The putter is definitely the great equalizer.  It can cover a multitude of sins.  But the driver is pretty important as well.  I really found that out yesterday playing in an inter-club event against some younger guys who hit it forty and fifty yards by me all day.  I was really up against it, hitting rescue clubs into greens they were reaching with a wedge or nine iron.  

I lost one match four and three, the other one down, and halved the other.  But it was a real eye opener for someone who has routinely argued that length isn't that big a deal.  On one par three, 167 yards over a hazard, I used a 28 degree eleven wood, knowing I'd better hit it solid.  My opponents hit wedge and nine irons.  They found the green.  I found a bunker.  

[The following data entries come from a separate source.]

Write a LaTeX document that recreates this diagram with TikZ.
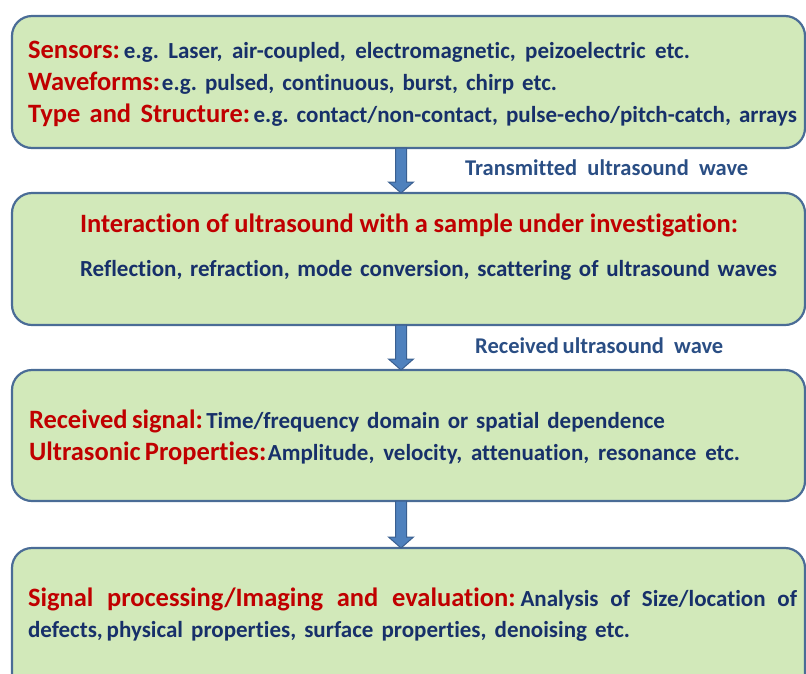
\documentclass[tikz,border=0pt]{standalone}
\usepackage{fontspec}
\setmainfont{Carlito}[Ligatures=NoCommon]
\usetikzlibrary{calc}
\frenchspacing
\definecolor{boxfill}{HTML}{D2E9BA}
\definecolor{boxdraw}{HTML}{4A6C96}
\definecolor{redtxt}{HTML}{C00000}
\definecolor{bluetxt}{HTML}{17306A}
\definecolor{lbltxt}{HTML}{2A4E84}
\definecolor{arrfill}{HTML}{4F81BD}
\definecolor{arrdraw}{HTML}{3A5F90}
\newcommand\rt[1]{{\color{redtxt}\fontsize{26.5}{30}\selectfont #1}}
\newcommand\bt[1]{{\color{bluetxt}\fontsize{23}{26}\selectfont #1}}
\newcommand\fitline[2]{\makebox[#1][s]{#2}}
\newcommand\blockarrow[2]{\draw[barrow] let \p1=(#1), \p2=(#2) in
  (\x1-5.5pt,\y1) -- (\x1+5.5pt,\y1) -- (\x1+5.5pt,\y2+11pt) -- (\x1+12.5pt,\y2+11pt)
  -- (\x1,\y2) -- (\x1-12.5pt,\y2+11pt) -- (\x1-5.5pt,\y2+11pt) -- cycle;}
\begin{document}
\begin{tikzpicture}[x=1pt,y=-1pt,
  box/.style={draw=boxdraw, fill=boxfill, line width=2.2pt, rounded corners=20pt,
    anchor=north west, inner sep=0pt, outer sep=0pt, minimum width=793pt},
  txt/.style={anchor=base west, inner sep=0pt, outer sep=0pt, font=\bfseries},
  lbl/.style={anchor=base west, inner sep=0pt, font=\bfseries\fontsize{22.5}{26}\selectfont, text=lbltxt},
  barrow/.style={fill=arrfill, draw=arrdraw, line width=1pt, line join=miter}]
\useasboundingbox (0,0) rectangle (806,673);
\clip (0,0) rectangle (806,673);
\node[box, minimum height=132pt] (b1) at (12,16) {};
\node[box, minimum height=132pt] (b2) at (12,193) {};
\node[box, minimum height=131pt] (b3) at (12,370) {};
\node[box, minimum height=150pt] (b4) at (12,548) {};
\coordinate (ax) at (401,0);
\coordinate (a1s) at (b1.south -| ax);
\coordinate (a1e) at (b2.north -| ax);
\coordinate (a2s) at (b2.south -| ax);
\coordinate (a2e) at (b3.north -| ax);
\coordinate (a3s) at (b3.south -| ax);
\coordinate (a3e) at (b4.north -| ax);
\blockarrow{a1s}{a1e}
\blockarrow{a2s}{a2e}
\blockarrow{a3s}{a3e}
\node[txt] (t11) at (28,58) {\fitline{662pt}{\rt{Sensors:} \bt{e.g. Laser, air-coupled, electromagnetic, peizoelectric etc.}}};
\node[txt] (t12) at (28,90) {\fitline{529pt}{\rt{Waveforms:}\,\bt{e.g. pulsed, continuous, burst, chirp etc.}}};
\node[txt] (t13) at (28,122) {\fitline{769pt}{\rt{Type and Structure:} \bt{e.g. contact/non-contact, pulse-echo/pitch-catch, arrays}}};
\node[lbl] (l1) at (465,175) {\fitline{283pt}{Transmitted ultrasound wave}};
\node[txt] (t21) at (80,232) {\fitline{658pt}{\rt{Interaction of ultrasound with a sample under investigation:}}};
\node[txt] (t22) at (80,276) {\fitline{697pt}{\bt{Reflection, refraction, mode conversion, scattering of ultrasound waves}}};
\node[lbl] (l2) at (475,353) {Received\,ultrasound\ \ wave};
\node[txt] (t31) at (29,428) {\fitline{636pt}{\rt{Received\,signal:} \bt{Time/frequency domain or spatial dependence}}};
\node[txt] (t32) at (29,460) {\fitline{711pt}{\rt{Ultrasonic\,Properties:}\,\bt{Amplitude, velocity, attenuation, resonance etc.}}};
\node[txt] (t41) at (28,606) {\fitline{769pt}{\rt{Signal processing/Imaging and evaluation:} \bt{Analysis of Size/location of}}};
\node[txt] (t42) at (28,637) {\fitline{602pt}{\bt{defects,\,physical properties, surface properties, denoising etc.}}};
\end{tikzpicture}
\end{document}
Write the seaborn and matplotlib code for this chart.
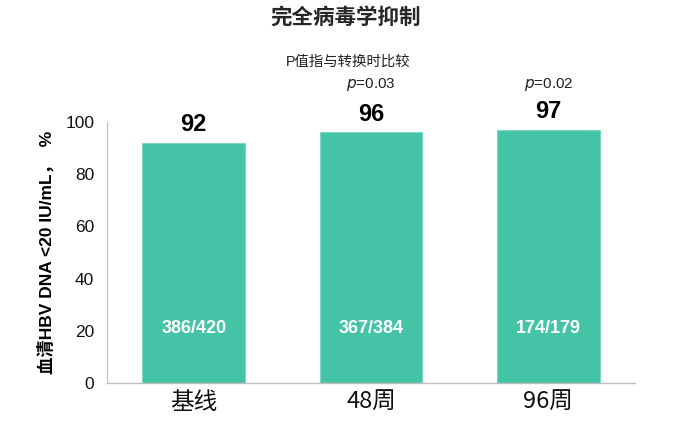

It was hard to accept, but it looks like I'm no longer really able to play with the flat-bellies.  Two forty off the back tees doesn't very easily get it done against guys hitting it 280 plus.  If you chip and putt like a fiend, and they don't, you might have half a chance, but over time they are going to beat you with their wedge verses your five iron.  

So you don't just drive for show.  Power is a big advantage for the player who can control it.  And I'm afraid that, with my back and neck, even Hank Haney won't be able to have me hitting it thirty yards farther.  I'm going to be a short-knocker from now on and, more often than not, those flat-bellies are going to wear me out.

It's hell getting old.  But, as far as I know, it beats the alternative.